Carmen explains, “that’s my interest in moving through different kinds of spaces, moving through different kinds of economies – because that’s what I did and have always done.” This is true. When she and her sister were very young, her family moved from Guadalajara (Mexico) to Los Angeles. Her father had studied architecture in Mexico, hand-drawn a portfolio of beautiful houses that he dreamed of building, but the Los Angeles offices had shifted from drawings to AutoCAD, leaving her father working a series of odd jobs. “He just needed to support the family and make money,” Carmen says. “But those drawings really stayed with me.”

Besides inspiring, her obsession with architecture, her family’s story and the story of many other immigrants is one that Carmen consistently explores in her art. “What does it mean to leave a place and come to another place, and also to have lived in that place and have memories of it, like my father? And what does it mean for him to be over here... wanting that, and then going back and seeing that the city’s changed without him? And for me to be growing up with all these narratives, what does that do to my ideas of Guadalajara, how do I see the city differently, or do I even know the city? Where do I fit in or not outside of these narratives?”

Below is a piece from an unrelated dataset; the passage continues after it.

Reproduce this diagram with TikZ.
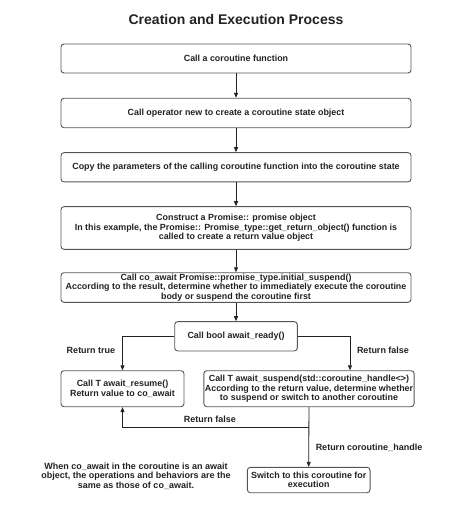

Carmen professes that in America she was teased by classmates for her race, but accepted it as normal at the time because it was how things always were. Yet in Guadalajara, she also felt out of place, even performing simple tasks like ordering breakfast. “In LA, I’m used to: ‘Okay, can I get a Number Three?’ Everything written on the menu, this impersonal dynamic. Over in Guadalajara, it was: ‘How do you want your eggs? Do you want ham? What kind of ham?’ It’s a whole conversation. Every interaction is a lot more personal, and I became aware of my own anxiety.” Today in Los Angeles, she connects. “Back in LA, I’m Mexican, but I’m also very LA... my taste, my consumer habits – everything ends up being very LA.”

Through her artwork, Carmen articulates these deeply personal overtones – her own search for belonging, her parents’ translation of their Mexican heritage, and how these change across different settings. This brings her to architecture. “There are spaces in-between the spaces, and a lot of those are the spaces that we carry with us; architecture is very much separate from the structure. Although it’s informed by structure, architecture stays within us, our minds, and experiences.”

And to aspiring artists, Carmen declares, “continue to go where you want to go. Try not to see even your success as an endpoint, but as a beginning to new spaces you want to go. And work from something that’s real to you – it has to be sustainable. Can you do this for the rest of your life, and how? What are you after? What are you trying to say, and is it one thing, or is it a search? You ask yourself that over and over, and it changes as you continue to do.”